[Data shown]

========================================================================

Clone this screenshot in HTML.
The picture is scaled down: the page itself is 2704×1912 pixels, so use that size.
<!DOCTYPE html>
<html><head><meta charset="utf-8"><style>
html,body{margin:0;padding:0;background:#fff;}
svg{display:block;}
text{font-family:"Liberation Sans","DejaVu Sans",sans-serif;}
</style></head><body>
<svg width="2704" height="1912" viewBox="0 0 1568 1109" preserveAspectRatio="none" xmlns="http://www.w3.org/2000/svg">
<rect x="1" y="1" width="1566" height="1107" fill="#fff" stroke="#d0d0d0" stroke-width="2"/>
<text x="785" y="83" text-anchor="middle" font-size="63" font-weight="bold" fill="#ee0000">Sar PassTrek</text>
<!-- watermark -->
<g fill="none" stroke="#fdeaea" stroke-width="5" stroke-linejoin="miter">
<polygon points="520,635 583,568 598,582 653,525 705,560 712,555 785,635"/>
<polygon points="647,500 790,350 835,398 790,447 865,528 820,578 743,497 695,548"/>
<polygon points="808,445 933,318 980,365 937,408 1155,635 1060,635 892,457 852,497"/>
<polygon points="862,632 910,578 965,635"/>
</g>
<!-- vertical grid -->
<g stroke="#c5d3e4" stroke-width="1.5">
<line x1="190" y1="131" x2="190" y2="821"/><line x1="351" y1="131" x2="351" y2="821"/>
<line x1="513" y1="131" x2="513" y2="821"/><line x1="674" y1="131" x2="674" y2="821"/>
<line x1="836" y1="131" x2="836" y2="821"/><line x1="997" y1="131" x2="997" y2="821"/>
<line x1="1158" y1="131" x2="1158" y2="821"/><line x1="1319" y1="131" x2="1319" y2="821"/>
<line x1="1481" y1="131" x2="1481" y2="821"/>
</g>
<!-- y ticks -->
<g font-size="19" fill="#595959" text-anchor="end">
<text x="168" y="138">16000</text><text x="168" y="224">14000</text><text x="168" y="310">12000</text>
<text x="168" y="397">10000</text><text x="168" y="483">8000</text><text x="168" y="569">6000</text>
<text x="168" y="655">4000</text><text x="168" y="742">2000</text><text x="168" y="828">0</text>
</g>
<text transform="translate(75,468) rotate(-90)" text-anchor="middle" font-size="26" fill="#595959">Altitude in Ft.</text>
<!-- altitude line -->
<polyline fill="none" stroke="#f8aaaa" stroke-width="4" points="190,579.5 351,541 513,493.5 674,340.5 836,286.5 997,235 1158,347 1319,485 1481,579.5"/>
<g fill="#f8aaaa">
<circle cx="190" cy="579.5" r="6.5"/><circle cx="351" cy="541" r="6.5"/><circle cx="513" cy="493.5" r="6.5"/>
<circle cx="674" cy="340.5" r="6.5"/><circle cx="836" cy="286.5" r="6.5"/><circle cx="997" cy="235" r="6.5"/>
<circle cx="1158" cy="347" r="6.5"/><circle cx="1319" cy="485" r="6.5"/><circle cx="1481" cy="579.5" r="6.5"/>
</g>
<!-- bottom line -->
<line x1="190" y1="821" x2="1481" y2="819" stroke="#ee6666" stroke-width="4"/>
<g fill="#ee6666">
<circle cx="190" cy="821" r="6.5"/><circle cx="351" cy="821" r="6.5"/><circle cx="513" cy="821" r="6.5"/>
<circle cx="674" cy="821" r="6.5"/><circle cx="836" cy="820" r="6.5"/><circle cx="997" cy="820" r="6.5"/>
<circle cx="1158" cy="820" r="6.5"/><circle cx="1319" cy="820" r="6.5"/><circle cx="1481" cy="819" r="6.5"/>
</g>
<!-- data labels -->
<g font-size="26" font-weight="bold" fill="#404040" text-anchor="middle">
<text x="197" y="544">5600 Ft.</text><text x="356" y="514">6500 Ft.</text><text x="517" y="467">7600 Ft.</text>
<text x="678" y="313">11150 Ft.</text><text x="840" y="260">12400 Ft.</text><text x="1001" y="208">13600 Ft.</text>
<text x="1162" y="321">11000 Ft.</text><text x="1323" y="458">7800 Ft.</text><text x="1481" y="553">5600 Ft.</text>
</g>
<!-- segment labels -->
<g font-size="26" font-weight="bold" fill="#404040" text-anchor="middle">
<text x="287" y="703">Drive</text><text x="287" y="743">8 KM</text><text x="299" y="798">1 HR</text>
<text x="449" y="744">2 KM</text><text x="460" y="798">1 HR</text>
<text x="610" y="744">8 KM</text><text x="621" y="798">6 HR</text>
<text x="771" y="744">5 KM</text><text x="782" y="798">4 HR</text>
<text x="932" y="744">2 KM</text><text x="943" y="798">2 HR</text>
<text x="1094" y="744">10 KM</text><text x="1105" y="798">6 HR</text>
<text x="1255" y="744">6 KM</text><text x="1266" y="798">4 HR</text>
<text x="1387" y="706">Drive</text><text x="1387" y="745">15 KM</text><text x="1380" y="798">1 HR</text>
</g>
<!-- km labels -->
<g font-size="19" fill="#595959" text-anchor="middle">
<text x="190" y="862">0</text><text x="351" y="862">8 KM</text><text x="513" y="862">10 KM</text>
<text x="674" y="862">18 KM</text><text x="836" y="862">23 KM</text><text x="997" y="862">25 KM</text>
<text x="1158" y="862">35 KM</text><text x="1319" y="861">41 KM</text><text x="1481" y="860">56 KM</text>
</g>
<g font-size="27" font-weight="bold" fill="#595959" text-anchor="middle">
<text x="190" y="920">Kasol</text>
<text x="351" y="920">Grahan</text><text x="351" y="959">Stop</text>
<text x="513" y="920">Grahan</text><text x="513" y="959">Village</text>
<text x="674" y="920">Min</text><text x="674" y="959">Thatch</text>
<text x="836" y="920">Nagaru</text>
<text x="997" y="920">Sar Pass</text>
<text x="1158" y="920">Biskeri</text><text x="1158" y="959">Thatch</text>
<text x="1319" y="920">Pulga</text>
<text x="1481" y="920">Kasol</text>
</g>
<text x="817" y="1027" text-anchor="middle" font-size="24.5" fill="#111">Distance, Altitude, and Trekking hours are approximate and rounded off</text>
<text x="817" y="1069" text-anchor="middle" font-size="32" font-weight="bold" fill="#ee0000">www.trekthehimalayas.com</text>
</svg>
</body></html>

========================================================================

Retype the data exactly as given.

Clone this screenshot in HTML.
The picture is scaled down: the page itself is 2704×1912 pixels, so use that size.
<!DOCTYPE html>
<html><head><meta charset="utf-8"><style>
html,body{margin:0;padding:0;background:#fff;}
svg{display:block;}
text{font-family:"Liberation Sans","DejaVu Sans",sans-serif;}
</style></head><body>
<svg width="2704" height="1912" viewBox="0 0 1568 1109" preserveAspectRatio="none" xmlns="http://www.w3.org/2000/svg">
<rect x="1" y="1" width="1566" height="1107" fill="#fff" stroke="#d0d0d0" stroke-width="2"/>
<text x="785" y="83" text-anchor="middle" font-size="63" font-weight="bold" fill="#ee0000">Sar PassTrek</text>
<!-- watermark -->
<g fill="none" stroke="#fdeaea" stroke-width="5" stroke-linejoin="miter">
<polygon points="520,635 583,568 598,582 653,525 705,560 712,555 785,635"/>
<polygon points="647,500 790,350 835,398 790,447 865,528 820,578 743,497 695,548"/>
<polygon points="808,445 933,318 980,365 937,408 1155,635 1060,635 892,457 852,497"/>
<polygon points="862,632 910,578 965,635"/>
</g>
<!-- vertical grid -->
<g stroke="#c5d3e4" stroke-width="1.5">
<line x1="190" y1="131" x2="190" y2="821"/><line x1="351" y1="131" x2="351" y2="821"/>
<line x1="513" y1="131" x2="513" y2="821"/><line x1="674" y1="131" x2="674" y2="821"/>
<line x1="836" y1="131" x2="836" y2="821"/><line x1="997" y1="131" x2="997" y2="821"/>
<line x1="1158" y1="131" x2="1158" y2="821"/><line x1="1319" y1="131" x2="1319" y2="821"/>
<line x1="1481" y1="131" x2="1481" y2="821"/>
</g>
<!-- y ticks -->
<g font-size="19" fill="#595959" text-anchor="end">
<text x="168" y="138">16000</text><text x="168" y="224">14000</text><text x="168" y="310">12000</text>
<text x="168" y="397">10000</text><text x="168" y="483">8000</text><text x="168" y="569">6000</text>
<text x="168" y="655">4000</text><text x="168" y="742">2000</text><text x="168" y="828">0</text>
</g>
<text transform="translate(75,468) rotate(-90)" text-anchor="middle" font-size="26" fill="#595959">Altitude in Ft.</text>
<!-- altitude line -->
<polyline fill="none" stroke="#f8aaaa" stroke-width="4" points="190,579.5 351,541 513,493.5 674,340.5 836,286.5 997,235 1158,347 1319,485 1481,579.5"/>
<g fill="#f8aaaa">
<circle cx="190" cy="579.5" r="6.5"/><circle cx="351" cy="541" r="6.5"/><circle cx="513" cy="493.5" r="6.5"/>
<circle cx="674" cy="340.5" r="6.5"/><circle cx="836" cy="286.5" r="6.5"/><circle cx="997" cy="235" r="6.5"/>
<circle cx="1158" cy="347" r="6.5"/><circle cx="1319" cy="485" r="6.5"/><circle cx="1481" cy="579.5" r="6.5"/>
</g>
<!-- bottom line -->
<line x1="190" y1="821" x2="1481" y2="819" stroke="#ee6666" stroke-width="4"/>
<g fill="#ee6666">
<circle cx="190" cy="821" r="6.5"/><circle cx="351" cy="821" r="6.5"/><circle cx="513" cy="821" r="6.5"/>
<circle cx="674" cy="821" r="6.5"/><circle cx="836" cy="820" r="6.5"/><circle cx="997" cy="820" r="6.5"/>
<circle cx="1158" cy="820" r="6.5"/><circle cx="1319" cy="820" r="6.5"/><circle cx="1481" cy="819" r="6.5"/>
</g>
<!-- data labels -->
<g font-size="26" font-weight="bold" fill="#404040" text-anchor="middle">
<text x="197" y="544">5600 Ft.</text><text x="356" y="514">6500 Ft.</text><text x="517" y="467">7600 Ft.</text>
<text x="678" y="313">11150 Ft.</text><text x="840" y="260">12400 Ft.</text><text x="1001" y="208">13600 Ft.</text>
<text x="1162" y="321">11000 Ft.</text><text x="1323" y="458">7800 Ft.</text><text x="1481" y="553">5600 Ft.</text>
</g>
<!-- segment labels -->
<g font-size="26" font-weight="bold" fill="#404040" text-anchor="middle">
<text x="287" y="703">Drive</text><text x="287" y="743">8 KM</text><text x="299" y="798">1 HR</text>
<text x="449" y="744">2 KM</text><text x="460" y="798">1 HR</text>
<text x="610" y="744">8 KM</text><text x="621" y="798">6 HR</text>
<text x="771" y="744">5 KM</text><text x="782" y="798">4 HR</text>
<text x="932" y="744">2 KM</text><text x="943" y="798">2 HR</text>
<text x="1094" y="744">10 KM</text><text x="1105" y="798">6 HR</text>
<text x="1255" y="744">6 KM</text><text x="1266" y="798">4 HR</text>
<text x="1387" y="706">Drive</text><text x="1387" y="745">15 KM</text><text x="1380" y="798">1 HR</text>
</g>
<!-- km labels -->
<g font-size="19" fill="#595959" text-anchor="middle">
<text x="190" y="862">0</text><text x="351" y="862">8 KM</text><text x="513" y="862">10 KM</text>
<text x="674" y="862">18 KM</text><text x="836" y="862">23 KM</text><text x="997" y="862">25 KM</text>
<text x="1158" y="862">35 KM</text><text x="1319" y="861">41 KM</text><text x="1481" y="860">56 KM</text>
</g>
<g font-size="27" font-weight="bold" fill="#595959" text-anchor="middle">
<text x="190" y="920">Kasol</text>
<text x="351" y="920">Grahan</text><text x="351" y="959">Stop</text>
<text x="513" y="920">Grahan</text><text x="513" y="959">Village</text>
<text x="674" y="920">Min</text><text x="674" y="959">Thatch</text>
<text x="836" y="920">Nagaru</text>
<text x="997" y="920">Sar Pass</text>
<text x="1158" y="920">Biskeri</text><text x="1158" y="959">Thatch</text>
<text x="1319" y="920">Pulga</text>
<text x="1481" y="920">Kasol</text>
</g>
<text x="817" y="1027" text-anchor="middle" font-size="24.5" fill="#111">Distance, Altitude, and Trekking hours are approximate and rounded off</text>
<text x="817" y="1069" text-anchor="middle" font-size="32" font-weight="bold" fill="#ee0000">www.trekthehimalayas.com</text>
</svg>
</body></html>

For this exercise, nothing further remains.